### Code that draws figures
>>>

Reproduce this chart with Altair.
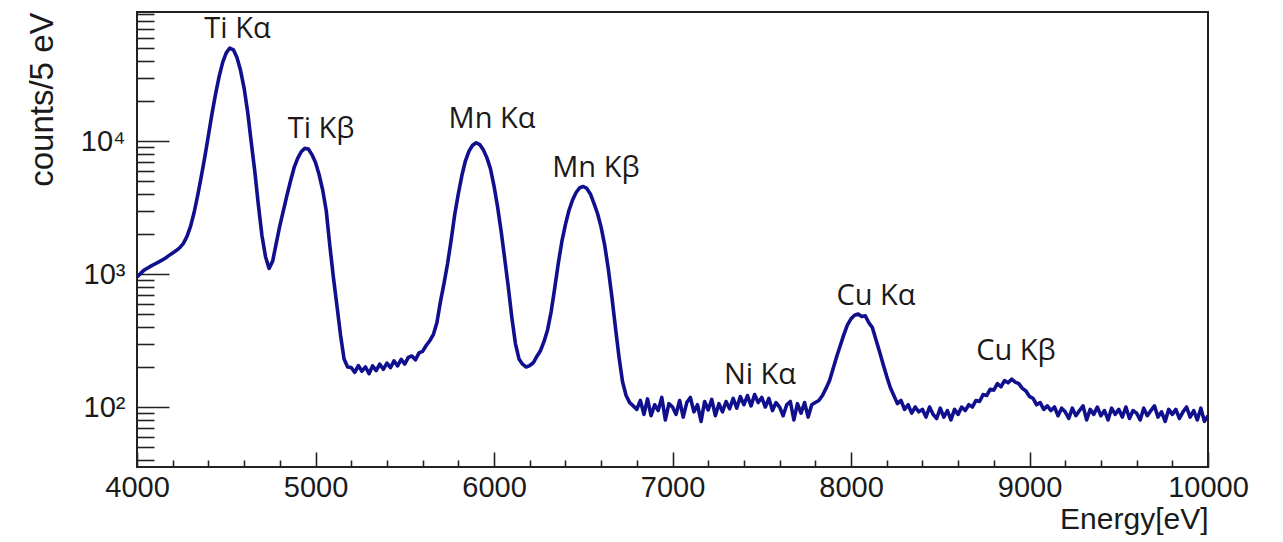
import altair as alt
import pandas as pd

# Histogram: energy bins (eV) and counts per bin
energies = list(range(4000, 10001, 20))
counts = [
    950, 1010, 1070, 1110, 1150, 1190, 1230, 1270, 1320, 1380,
    1440, 1500, 1580, 1700, 1920, 2280, 2900, 3900, 5400, 7600,
    11000, 16000, 22500, 30500, 39000, 46000, 50000, 48500, 42500, 34000,
    25000, 16500, 9800, 5900, 3300, 1950, 1350, 1100, 1250, 1700,
    2300, 3000, 3900, 5000, 6300, 7400, 8300, 8800, 8700, 7900,
    6900, 5600, 4300, 3000, 1650, 950, 580, 350, 230, 200,
    198, 182, 205, 186, 200, 178, 204, 188, 210, 192,
    214, 198, 222, 204, 228, 210, 236, 242, 226, 255,
    262, 290, 315, 350, 430, 620, 850, 1200, 1800, 2800,
    4000, 5500, 7100, 8400, 9300, 9700, 9400, 8600, 7500, 6200,
    4600, 3200, 2100, 1300, 800, 470, 300, 230, 210, 200,
    205, 215, 240, 265, 310, 380, 520, 780, 1200, 1750,
    2350, 3000, 3600, 4100, 4450, 4550, 4400, 4000, 3400, 2850,
    2250, 1650, 1100, 680, 400, 240, 155, 122, 108, 102,
    96, 112, 88, 115, 86, 104, 94, 118, 80, 106,
    100, 88, 112, 84, 108, 118, 92, 104, 78, 110,
    95, 114, 86, 106, 92, 110, 97, 116, 98, 120,
    104, 122, 102, 124, 108, 118, 100, 116, 94, 108,
    100, 86, 104, 110, 80, 106, 90, 108, 84, 104,
    108, 112, 122, 138, 158, 195, 240, 290, 350, 415,
    460, 490, 500, 480, 485, 430, 395, 320, 260, 210,
    170, 140, 122, 106, 112, 96, 104, 90, 100, 92,
    96, 84, 100, 88, 82, 98, 84, 94, 80, 96,
    88, 100, 94, 104, 100, 112, 110, 124, 122, 136,
    134, 150, 142, 158, 152, 162, 154, 150, 138, 132,
    120, 116, 104, 108, 96, 102, 94, 100, 86, 98,
    92, 82, 98, 86, 94, 102, 80, 96, 88, 100,
    86, 94, 80, 98, 88, 96, 84, 100, 82, 94,
    90, 80, 98, 86, 94, 102, 84, 92, 78, 96,
    88, 96, 82, 92, 100, 84, 94, 80, 98, 78,
    86,
]
assert len(energies) == len(counts)

# Peak annotations
peak_labels = ["Ti Kα", "Ti Kβ", "Mn Kα", "Mn Kβ", "Ni Kα", "Cu Kα", "Cu Kβ"]
peak_energy = [4563, 5031, 5989, 6571, 7490, 8140, 8924]
peak_label_counts = [59500, 10540, 12530, 5360, 149, 585, 225]

# Tick values
x_major = [4000, 5000, 6000, 7000, 8000, 9000, 10000]
x_minor = [4200, 4400, 4600, 4800, 5200, 5400, 5600, 5800, 6200, 6400, 6600, 6800,
           7200, 7400, 7600, 7800, 8200, 8400, 8600, 8800, 9200, 9400, 9600, 9800]
y_major = [100, 1000, 10000]
y_minor = [40, 50, 60, 70, 80, 90,
           200, 300, 400, 500, 600, 700, 800, 900,
           2000, 3000, 4000, 5000, 6000, 7000, 8000, 9000,
           20000, 30000, 40000, 50000, 60000, 70000, 80000, 90000]

W, H = 1071, 455
FONT = "Liberation Sans"
INK = "#1a1a1a"

df = pd.DataFrame({"energy": energies, "counts": counts})
lab_df = pd.DataFrame({"energy": peak_energy, "counts": peak_label_counts, "label": peak_labels})

x_scale = alt.Scale(domain=[4000, 10000], nice=False, zero=False)
y_scale = alt.Scale(type="log", domain=[35.4, 93300], nice=False)

base = alt.Chart(df)

line = base.mark_line(color="#10108e", strokeWidth=3.6, strokeJoin="round", clip=True).encode(
    x=alt.X("energy:Q", scale=x_scale,
            axis=alt.Axis(orient="bottom", values=x_major, ticks=False, domain=False, grid=False,
                          format="d", labelFont=FONT, labelFontSize=29, labelColor=INK,
                          labelPadding=6, labelFlush=False, labelOverlap=False,
                          title="Energy[eV]", titleFont=FONT, titleFontSize=30,
                          titleFontWeight="normal", titleColor=INK, titleAlign="right",
                          titleBaseline="alphabetic", titleX=W, titleY=61)),
    y=alt.Y("counts:Q", scale=y_scale,
            axis=alt.Axis(orient="left", values=y_major, ticks=False, domain=False, grid=False,
                          labelExpr="datum.value == 100 ? '10²' : datum.value == 1000 ? '10³' : '10⁴'",
                          labelFont=FONT, labelFontSize=29, labelColor=INK, labelPadding=12,
                          labelFlush=False, labelOverlap=False, labelBaseline="middle",
                          title="counts/5 eV", titleFont=FONT, titleFontSize=33,
                          titleFontWeight="normal", titleColor=INK, titleAngle=270,
                          titleAlign="right", titleBaseline="alphabetic", titleX=-85, titleY=0)),
)

ticks_major = base.mark_line(strokeOpacity=0).encode(
    x=alt.X("energy:Q", scale=x_scale,
            axis=alt.Axis(orient="top", offset=-H, values=x_major, tickSize=15, tickWidth=1.6,
                          tickColor="#222", labels=False, domain=False, grid=False, title=None)),
    y=alt.Y("counts:Q", scale=y_scale,
            axis=alt.Axis(orient="right", offset=-W, values=y_major, tickSize=32, tickWidth=1.6,
                          tickColor="#222", labels=False, domain=False, grid=False, title=None)),
)

ticks_minor = base.mark_line(strokeOpacity=0).encode(
    x=alt.X("energy:Q", scale=x_scale,
            axis=alt.Axis(orient="top", offset=-H, values=x_minor, tickSize=7, tickWidth=1.6,
                          tickColor="#222", labels=False, domain=False, grid=False, title=None)),
    y=alt.Y("counts:Q", scale=y_scale,
            axis=alt.Axis(orient="right", offset=-W, values=y_minor, tickSize=17, tickWidth=1.6,
                          tickColor="#222", labels=False, domain=False, grid=False, title=None)),
)

text = alt.Chart(lab_df).mark_text(font="Open Sans", fontSize=29, color=INK,
                                   align="center", baseline="alphabetic").encode(
    x=alt.X("energy:Q", scale=x_scale, axis=None),
    y=alt.Y("counts:Q", scale=y_scale, axis=None),
    text="label:N",
)

chart = alt.layer(ticks_major, ticks_minor, line, text).resolve_axis(
    x="independent", y="independent"
).properties(
    width=W, height=H,
    autosize=alt.AutoSizeParams(type="none"),
    padding={"left": 129, "top": 4, "right": 55, "bottom": 70},
    background="white",
).configure_view(stroke="#222", strokeWidth=2)

chart.save("out.html", embed_options={"renderer": "svg", "actions": False})
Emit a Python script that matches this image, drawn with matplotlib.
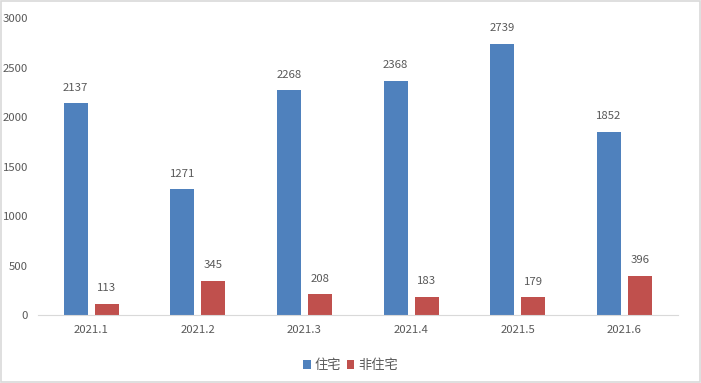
import numpy as np
import matplotlib
matplotlib.use('Agg')
import matplotlib.pyplot as plt
from matplotlib.patches import Rectangle

plt.rcParams['font.family'] = ['Noto Sans CJK SC', 'DejaVu Sans']

months = ['2021.1', '2021.2', '2021.3', '2021.4', '2021.5', '2021.6']
residential = [2137, 1271, 2268, 2368, 2739, 1852]
non_residential = [113, 345, 208, 183, 179, 396]

blue = '#4F81BD'
red = '#C0504D'
txt = '#595959'

fig = plt.figure(figsize=(7.01, 3.83), dpi=100)
ax = fig.add_axes([0.054, 0.1775, 0.913, 0.7755])

x = np.arange(len(months))
w = 0.225
off = 0.145
b1 = ax.bar(x - off, residential, w, color=blue, label='住宅')
b2 = ax.bar(x + off, non_residential, w, color=red, label='非住宅')

for bars, vals in ((b1, residential), (b2, non_residential)):
    for r, v in zip(bars, vals):
        ax.annotate(str(v), (r.get_x() + r.get_width() / 2, v),
                    xytext=(0, 7.5), textcoords='offset points',
                    ha='center', va='bottom', fontsize=8.2, color=txt)

ax.set_xlim(-0.5, len(months) - 0.5)
ax.set_ylim(0, 3000)
ax.set_yticks(range(0, 3001, 500))
ax.set_xticks(x)
ax.set_xticklabels(months)
ax.tick_params(axis='both', length=0, labelsize=8.2, colors=txt)
ax.tick_params(axis='y', pad=7)
ax.tick_params(axis='x', pad=7)
for s in ['top', 'right', 'left']:
    ax.spines[s].set_visible(False)
ax.spines['bottom'].set_color('#D9D9D9')

fig.legend(handles=[b1, b2], loc='center', bbox_to_anchor=(0.5, 0.045),
           ncol=2, frameon=False, fontsize=9.5, handlelength=0.6,
           handleheight=0.6, handletextpad=0.3, columnspacing=0.4,
           labelcolor=txt)

fig.patches.append(Rectangle((0.001, 0.002), 0.997, 0.995, transform=fig.transFigure,
                             fill=False, edgecolor='#D9D9D9', linewidth=1.2))

fig.savefig('out.png', dpi=100)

<<<

### Written request
Leaving the pictures out, write out exactly the lines from the line containing "Emit a Python" through the line containing "labelcolor=txt)", both included.

### Answer in full
Emit a Python script that matches this image, drawn with matplotlib.
import numpy as np
import matplotlib
matplotlib.use('Agg')
import matplotlib.pyplot as plt
from matplotlib.patches import Rectangle

plt.rcParams['font.family'] = ['Noto Sans CJK SC', 'DejaVu Sans']

months = ['2021.1', '2021.2', '2021.3', '2021.4', '2021.5', '2021.6']
residential = [2137, 1271, 2268, 2368, 2739, 1852]
non_residential = [113, 345, 208, 183, 179, 396]

blue = '#4F81BD'
red = '#C0504D'
txt = '#595959'

fig = plt.figure(figsize=(7.01, 3.83), dpi=100)
ax = fig.add_axes([0.054, 0.1775, 0.913, 0.7755])

x = np.arange(len(months))
w = 0.225
off = 0.145
b1 = ax.bar(x - off, residential, w, color=blue, label='住宅')
b2 = ax.bar(x + off, non_residential, w, color=red, label='非住宅')

for bars, vals in ((b1, residential), (b2, non_residential)):
    for r, v in zip(bars, vals):
        ax.annotate(str(v), (r.get_x() + r.get_width() / 2, v),
                    xytext=(0, 7.5), textcoords='offset points',
                    ha='center', va='bottom', fontsize=8.2, color=txt)

ax.set_xlim(-0.5, len(months) - 0.5)
ax.set_ylim(0, 3000)
ax.set_yticks(range(0, 3001, 500))
ax.set_xticks(x)
ax.set_xticklabels(months)
ax.tick_params(axis='both', length=0, labelsize=8.2, colors=txt)
ax.tick_params(axis='y', pad=7)
ax.tick_params(axis='x', pad=7)
for s in ['top', 'right', 'left']:
    ax.spines[s].set_visible(False)
ax.spines['bottom'].set_color('#D9D9D9')

fig.legend(handles=[b1, b2], loc='center', bbox_to_anchor=(0.5, 0.045),
           ncol=2, frameon=False, fontsize=9.5, handlelength=0.6,
           handleheight=0.6, handletextpad=0.3, columnspacing=0.4,
           labelcolor=txt)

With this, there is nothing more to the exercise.